The metadata is either raw text or packetized text. It is TSDL encoded. it contains a description of the type of data in the event streams. It can grow over time if new events are added to a trace but it will never overwrite what is already there.

Event Streams

The event streams are a file per stream per cpu. These streams are binary and packet based. The streams store events and event information (ie lost events) The event data is stored in headers and field payloads.

So if you have two streams (channels) "channel1" and "channel2" and 4 cores, you will have the following files in your trace directory: "channel1_0" , "channel1_1" , "channel1_2" , "channel1_3" , "channel2_0" , "channel2_1" , "channel2_2" & "channel2_3"

Reading a trace

In order to read a CTF trace, two steps must be done.

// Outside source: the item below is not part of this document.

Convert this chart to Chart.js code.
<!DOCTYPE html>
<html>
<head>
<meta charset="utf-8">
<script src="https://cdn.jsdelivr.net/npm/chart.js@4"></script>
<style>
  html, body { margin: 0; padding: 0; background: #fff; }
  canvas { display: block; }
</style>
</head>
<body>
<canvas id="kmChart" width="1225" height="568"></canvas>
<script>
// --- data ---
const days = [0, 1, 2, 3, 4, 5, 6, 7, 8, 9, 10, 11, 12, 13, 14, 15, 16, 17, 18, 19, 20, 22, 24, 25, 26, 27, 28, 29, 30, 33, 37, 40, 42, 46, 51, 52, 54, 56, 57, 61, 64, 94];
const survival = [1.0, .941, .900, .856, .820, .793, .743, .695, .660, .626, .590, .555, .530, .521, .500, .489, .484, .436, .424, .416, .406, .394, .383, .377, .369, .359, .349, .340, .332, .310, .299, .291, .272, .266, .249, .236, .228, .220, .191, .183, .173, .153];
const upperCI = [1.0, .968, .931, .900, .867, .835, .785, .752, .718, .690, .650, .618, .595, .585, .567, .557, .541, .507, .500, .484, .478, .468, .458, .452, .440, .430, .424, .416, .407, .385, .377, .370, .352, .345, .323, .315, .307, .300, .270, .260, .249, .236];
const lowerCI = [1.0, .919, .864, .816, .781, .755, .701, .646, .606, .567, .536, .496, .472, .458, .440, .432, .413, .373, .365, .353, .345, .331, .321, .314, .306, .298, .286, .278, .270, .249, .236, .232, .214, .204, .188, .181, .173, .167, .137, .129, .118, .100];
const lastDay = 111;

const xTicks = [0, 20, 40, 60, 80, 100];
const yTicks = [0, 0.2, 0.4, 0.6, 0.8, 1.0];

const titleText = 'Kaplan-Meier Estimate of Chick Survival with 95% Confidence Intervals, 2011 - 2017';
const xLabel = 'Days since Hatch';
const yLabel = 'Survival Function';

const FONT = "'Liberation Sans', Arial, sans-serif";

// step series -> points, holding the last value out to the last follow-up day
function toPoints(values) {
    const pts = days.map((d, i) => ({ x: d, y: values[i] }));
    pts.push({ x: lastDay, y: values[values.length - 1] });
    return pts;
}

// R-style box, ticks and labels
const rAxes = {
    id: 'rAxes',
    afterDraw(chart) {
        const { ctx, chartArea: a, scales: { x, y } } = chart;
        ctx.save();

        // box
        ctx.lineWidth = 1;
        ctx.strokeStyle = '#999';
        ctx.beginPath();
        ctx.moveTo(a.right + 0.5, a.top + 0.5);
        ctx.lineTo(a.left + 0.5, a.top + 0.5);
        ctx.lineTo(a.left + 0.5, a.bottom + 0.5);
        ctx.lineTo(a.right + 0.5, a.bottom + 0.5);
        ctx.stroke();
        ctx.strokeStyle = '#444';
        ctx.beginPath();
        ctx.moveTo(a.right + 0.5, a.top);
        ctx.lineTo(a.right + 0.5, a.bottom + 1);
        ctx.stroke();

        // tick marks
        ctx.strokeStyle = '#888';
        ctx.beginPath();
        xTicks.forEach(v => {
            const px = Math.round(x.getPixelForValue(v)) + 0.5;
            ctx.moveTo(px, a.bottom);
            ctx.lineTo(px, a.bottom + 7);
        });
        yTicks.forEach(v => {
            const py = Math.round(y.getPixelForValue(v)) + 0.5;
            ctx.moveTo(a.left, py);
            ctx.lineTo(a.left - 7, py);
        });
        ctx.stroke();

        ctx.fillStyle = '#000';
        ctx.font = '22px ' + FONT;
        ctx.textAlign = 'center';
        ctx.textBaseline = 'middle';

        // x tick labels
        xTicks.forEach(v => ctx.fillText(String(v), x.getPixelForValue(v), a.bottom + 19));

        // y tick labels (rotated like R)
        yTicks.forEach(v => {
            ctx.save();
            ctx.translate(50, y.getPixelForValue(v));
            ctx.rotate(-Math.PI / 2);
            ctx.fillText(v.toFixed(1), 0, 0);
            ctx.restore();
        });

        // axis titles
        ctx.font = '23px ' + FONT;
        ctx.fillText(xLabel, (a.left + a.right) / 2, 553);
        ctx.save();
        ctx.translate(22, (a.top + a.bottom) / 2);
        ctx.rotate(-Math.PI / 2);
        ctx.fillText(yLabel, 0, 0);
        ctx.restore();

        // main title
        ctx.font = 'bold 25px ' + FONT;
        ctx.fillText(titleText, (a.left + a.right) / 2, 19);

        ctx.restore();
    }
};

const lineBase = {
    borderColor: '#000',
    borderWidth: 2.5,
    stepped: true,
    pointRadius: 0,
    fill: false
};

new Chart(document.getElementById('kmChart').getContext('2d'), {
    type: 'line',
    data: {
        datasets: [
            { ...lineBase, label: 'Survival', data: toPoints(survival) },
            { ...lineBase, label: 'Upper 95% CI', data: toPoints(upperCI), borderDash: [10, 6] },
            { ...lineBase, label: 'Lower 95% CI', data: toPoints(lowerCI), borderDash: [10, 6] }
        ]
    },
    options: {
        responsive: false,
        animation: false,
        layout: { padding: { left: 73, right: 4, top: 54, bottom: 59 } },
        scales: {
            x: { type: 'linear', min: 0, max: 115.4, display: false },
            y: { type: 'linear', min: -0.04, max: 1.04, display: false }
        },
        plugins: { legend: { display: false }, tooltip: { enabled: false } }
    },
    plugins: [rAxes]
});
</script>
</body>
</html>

The metadata is a written in a subset of the C language called TSDL. To read it, first it is depacketized (if it is not in plain text) then the raw text is parsed by an antlr grammar. The parsing is done in two phases. There is a lexer (CTFLexer.g) which separated the metatdata text into tokens. The tokens are then pattern matched using the parser (CTFParser.g) to form an AST. This AST is walked through using "IOStructGen.java" to populate streams and traces in trace parent object.

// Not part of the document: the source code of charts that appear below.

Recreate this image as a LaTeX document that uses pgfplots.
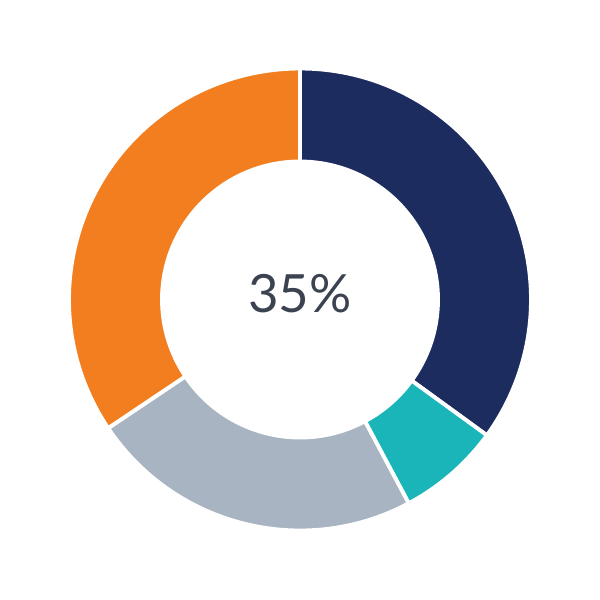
\documentclass[border=0pt]{standalone}
\usepackage{pgfplots}
\usepackage{pgfplotstable}
\pgfplotsset{compat=1.18}
\usepackage{fontspec}
\setmainfont{Lato}

\definecolor{navy}{HTML}{1C2C5E}
\definecolor{teal}{HTML}{1AB5B8}
\definecolor{slate}{HTML}{A9B4C2}
\definecolor{orange}{HTML}{F37E20}
\definecolor{txt}{HTML}{3B4350}

% share of each segment, clockwise from the top
\pgfplotstableread{
label value color
A 35 navy
B 7.2 teal
C 23.4 slate
D 34.4 orange
}\donut

\begin{document}
\begin{tikzpicture}
\begin{axis}[
    x=1cm, y=1cm,
    xmin=-3, xmax=3,
    ymin=-2.995, ymax=2.995,
    hide axis,
    clip=false,
]
% keep the full canvas, white margin included
\path (axis cs:-3,-2.995) rectangle (axis cs:3,2.995);
\def\start{90}
\pgfplotsforeachungrouped \i in {0,...,3}{
    \pgfplotstablegetelem{\i}{value}\of\donut \let\v\pgfplotsretval
    \pgfplotstablegetelem{\i}{color}\of\donut \let\c\pgfplotsretval
    \pgfmathsetmacro\stop{\start-3.6*\v}
    \edef\temp{\noexpand\fill[\c, draw=white, line width=1.1pt]
        (axis cs:{2.31*cos(\start)},{2.31*sin(\start)})
        arc[start angle=\start, end angle=\stop, radius=2.31cm]
        -- (axis cs:{1.38*cos(\stop)},{1.38*sin(\stop)})
        arc[start angle=\stop, end angle=\start, radius=1.38cm] -- cycle;}
    \temp
    \let\start\stop
}
\node[text=txt, font=\fontsize{15}{18}\selectfont] at (axis cs:0,0.06) {35\%};
\end{axis}
\end{tikzpicture}
\end{document}
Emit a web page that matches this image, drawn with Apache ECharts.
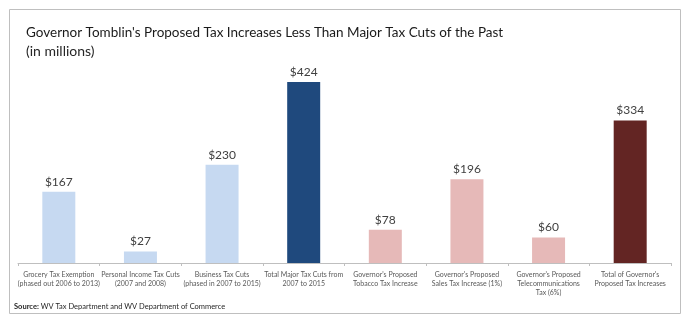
<!DOCTYPE html>
<html>
<head>
<meta charset="utf-8">
<script src="https://cdn.jsdelivr.net/npm/echarts@6/dist/echarts.min.js"></script>
<style>
  html, body { margin: 0; padding: 0; background: #ffffff; }
  #chart { width: 694px; height: 323px; }
</style>
</head>
<body>
<div id="chart"></div>
<script>
// Categories (multi-line axis labels)
const categories = [
  'Grocery Tax Exemption\n(phased out 2006 to 2013)',
  'Personal Income Tax Cuts\n(2007 and 2008)',
  'Business Tax Cuts\n(phased in 2007 to 2015)',
  'Total Major Tax Cuts from\n2007 to 2015',
  "Governor's Proposed\nTobacco Tax Increase",
  "Governor's Proposed\nSales Tax Increase (1%)",
  "Governor's Proposed\nTelecommunications\nTax (6%)",
  "Total of Governor's\nProposed Tax Increases"
];

// Amounts in millions of dollars
const values = [167, 27, 230, 424, 78, 196, 60, 334];

// Bar fills: past cuts in blue, proposed increases in red, totals darker
const barColors = ['#c6d9f1', '#c6d9f1', '#c6d9f1', '#1f497d', '#e6b9b8', '#e6b9b8', '#e6b9b8', '#632523'];

const FONT = 'Lato, "Open Sans", sans-serif';

const chart = echarts.init(document.getElementById('chart'), null, { renderer: 'canvas' });

chart.setOption({
  animation: false,
  textStyle: { fontFamily: FONT },
  title: {
    text: "Governor Tomblin's Proposed Tax Increases Less Than Major Tax Cuts of the Past",
    subtext: '(in millions)',
    left: 21,
    top: 21,
    itemGap: 4,
    textStyle: { fontFamily: FONT, fontSize: 13.5, fontWeight: 'normal', color: '#1a1a1a' },
    subtextStyle: { fontFamily: FONT, fontSize: 14, color: '#262626' }
  },
  graphic: [
    {
      type: 'rect',
      shape: { x: 9.5, y: 9.5, width: 671, height: 304 },
      style: { fill: 'none', stroke: '#bfbfbf', lineWidth: 1 },
      z: -1
    },
    {
      type: 'text',
      left: 14,
      top: 303,
      style: {
        text: '{b|Source:} WV Tax Department and WV Department of Commerce',
        rich: {
          b: { fontWeight: 'bold', fontSize: 7.5, fontFamily: FONT, fill: '#262626' }
        },
        fontSize: 7.5,
        fontFamily: FONT,
        fill: '#262626'
      }
    }
  ],
  grid: { left: 18, right: 23, top: 71, bottom: 60, containLabel: false },
  xAxis: {
    type: 'category',
    data: categories,
    axisLine: { lineStyle: { color: '#bfbfbf', width: 1 } },
    axisTick: { show: true, length: 3, lineStyle: { color: '#bfbfbf' } },
    axisLabel: {
      interval: 0,
      fontSize: 7,
      lineHeight: 9,
      margin: 7,
      color: '#595959',
      fontFamily: FONT
    }
  },
  yAxis: {
    type: 'value',
    min: 0,
    max: 450,
    show: false,
    splitLine: { show: false }
  },
  series: [{
    type: 'bar',
    barWidth: 33,
    data: values.map((v, i) => ({ value: v, itemStyle: { color: barColors[i] } })),
    label: {
      show: true,
      position: 'top',
      distance: 4,
      formatter: p => '$' + p.value,
      fontSize: 12,
      color: '#404040',
      fontFamily: FONT
    }
  }]
});
</script>
</body>
</html>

When the metadata is loaded and read, the trace object will be populated with 3 items:

Now all the trace readers for the event streams have everything they need to read a trace. They will each point to one file, and read the file from packet to packet. Every time the trace reader changes packet, the index is updated with the new packet's information. The readers are in a priority queue and sorted by timestamp. This ensures that the events are read in a sequential order. They are also sorted by file name so that in the eventuality that two events occur at the same time, they stay in the same order.

Seeking in a trace

The reason for maintaining an index is to speed up seeks. In the case that a user wishes to seek to a certain timestamp, they just have to find the index entry that contains the timestamp, and go there to iterate in that packet until the proper event is found. this will reduce the searches time by an order of 8000 for a 256k packet size (kernel default).

Interfacing to TMF

The trace can be read easily now but the data is still awkward to extract.

CtfLocation

A location in a given trace, it is currently the timestamp of a trace and the index of the event. The index shows for a given timestamp if it is the first second or nth element.

CtfTmfTrace

The CtfTmfTrace is a wrapper for the standard CTF trace that allows it to perform the following actions:

CtfIterator

The CtfIterator is a wrapper to the CTF file reader. It behaves like an iterator on a trace. However, it contains a file pointer and thus cannot be duplicated too often or the system will run out of file handles. To alleviate the situation, a pool of iterators is created at the very beginning and stored in the CtfTmfTrace. They can be retried by calling the GetIterator() method.

CtfIteratorManager

Since each CtfIterator will have a file reader, the OS will run out of handles if too many iterators are spawned. The solution is to use the iterator manager. This will allow the user to get an iterator. If there is a context at the requested position, the manager will return that one, if not, a context will be selected at random and set to the correct location. Using random replacement minimizes contention as it will settle quickly at a new balance point.

CtfTmfContext

The CtfTmfContext implements the ITmfContext type. It is the CTF equivalent of TmfContext. It has a CtfLocation and points to an iterator in the CtfTmfTrace iterator pool as well as the parent trace. it is made to be cloned easily and not affect system resources much. Contexts behave much like C file pointers (FILE*) but they can be copied until one runs out of RAM.

CtfTmfTimestamp

The CtfTmfTimestamp take a CTF time (normally a long int) and outputs the time formats it as a TmfTimestamp, allowing it to be compared to other timestamps. The time is stored with the UTC offset already applied. It also features a simple toString() function that allows it to output the time in more Human readable ways: "yyyy/mm/dd/hh:mm:ss.nnnnnnnnn ns" for example. An additional feature is the getDelta() function that allows two timestamps to be substracted, showing the time difference between A and B.

CtfTmfEvent

The CtfTmfEvent is an ITmfEvent that is used to wrap event declarations and event definitions from the CTF side into easier to read and parse chunks of information. It is a final class with final fields made to be newed very often without incurring performance costs. Most of the information is already available. It should be noted that one type of event can appear called "lost event" these are synthetic events that do not exist in the trace. They will not appear in other trace readers such as babeltrace.

Other

There are other helper files that format given events for views, they are simpler and the architecture does not depend on them.

Limitations

For the moment live CTF trace reading is not supported.